Stefan Küng suffered a mild concussion, a fractured molar bone and a fractured hand in a dramatic crash in the men's elite time trial at the European Championships on Wednesday.
The Swiss rider crossed the finish line bloodied and with a broken helmet after crashing heavily in the closing kilometres of his attempt. He has been forced to end his season as a result of the injuries; somehow he still managed to finish 11th in the event, which was won by Great Britain's Josh Tarling.
On Wednesday afternoon, Küng was clearly affected by the wind ahead of the crash. As he was time trialling with his head down, he clipped a section of metal barriers which were directing riders into the other side of the rode. He fell heavily, breaking his helmet, but remounted and finished the race, coming out of the finishing tunnel with a blood-spattered skinsuit.
He was then checked in accordance with the UCI's concussion protocol, which was enacted in 2021, before being taken to hospital.

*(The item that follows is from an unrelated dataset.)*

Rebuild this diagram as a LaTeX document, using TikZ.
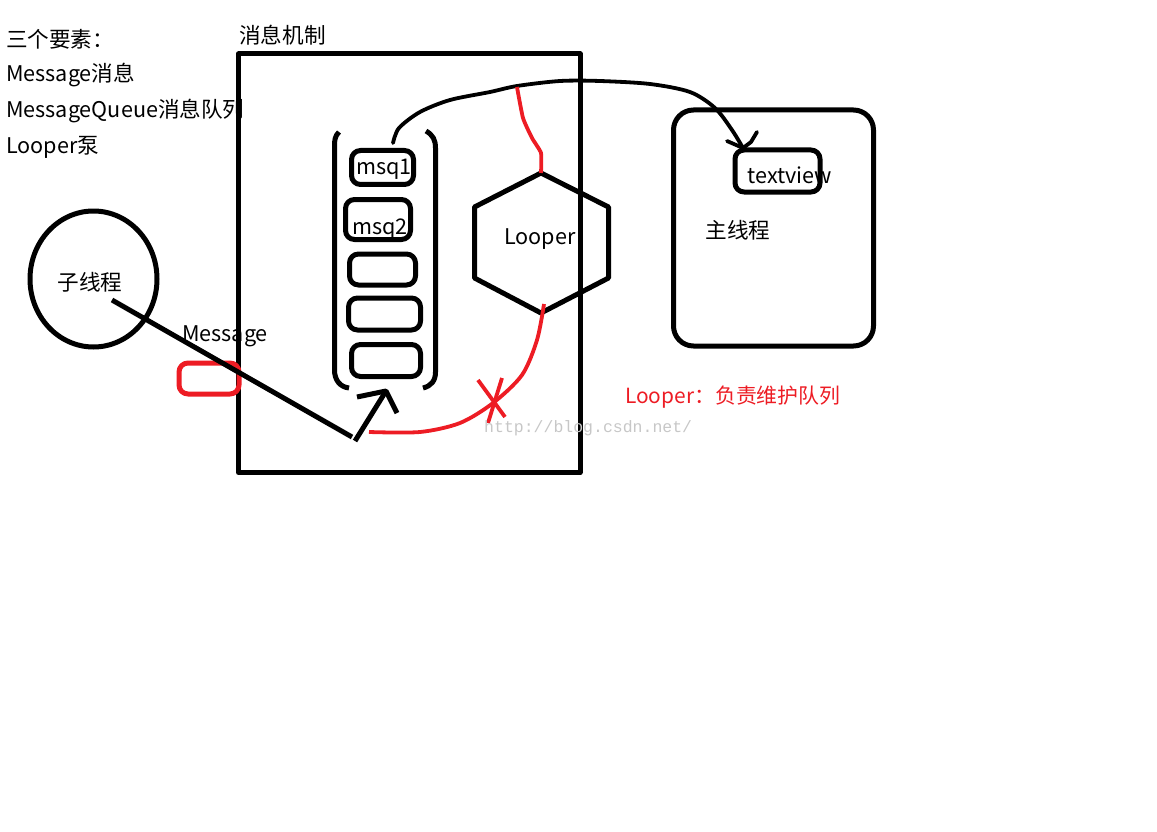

On Thursday morning, Küng's Groupama-FDJ team released an update, saying that he had been kept under observation in hospital overnight, but that he would be able to return home. No surgery was required
The statement read: "In view of the circumstances, Stefan would like to make it clear that his general condition is good."
The incident provoked a discussion on social media, with the former UCI president Brian Cookson calling for a review of the "crazy trend" of head-down time trialling.
Former professional cyclist Phil Gaimon took to X (formerly known as Twitter) to insist there was "nothing inspiring or bad ass" about Küng remounting and finishing the race.
"I’m seeing way too many people calling this brave or hardcore," he wrote. "I'm not blaming Kung [sic] at all for doing what he's trained for (and his head just took a hit), but there's nothing inspiring or bad ass about this photo.
"I remember crashing in a category 3 race, catching back on, winning covered in blood, and feeling proud and tough for it. I also remember introducing myself to a former teammate at the Tour of California team presentation (he of course knew me well and thought I was joking).
"I think it's a combination of getting older and how science has progressed on concussions but I'm really not afraid of broken bones or road rash at all anymore, however I am scared of a brain injury that comes back to haunt me when I'm 60.
"Respect your brain and spread the word on concussions. I’m not going to give medical advice but look into warning signs and recovery protocols."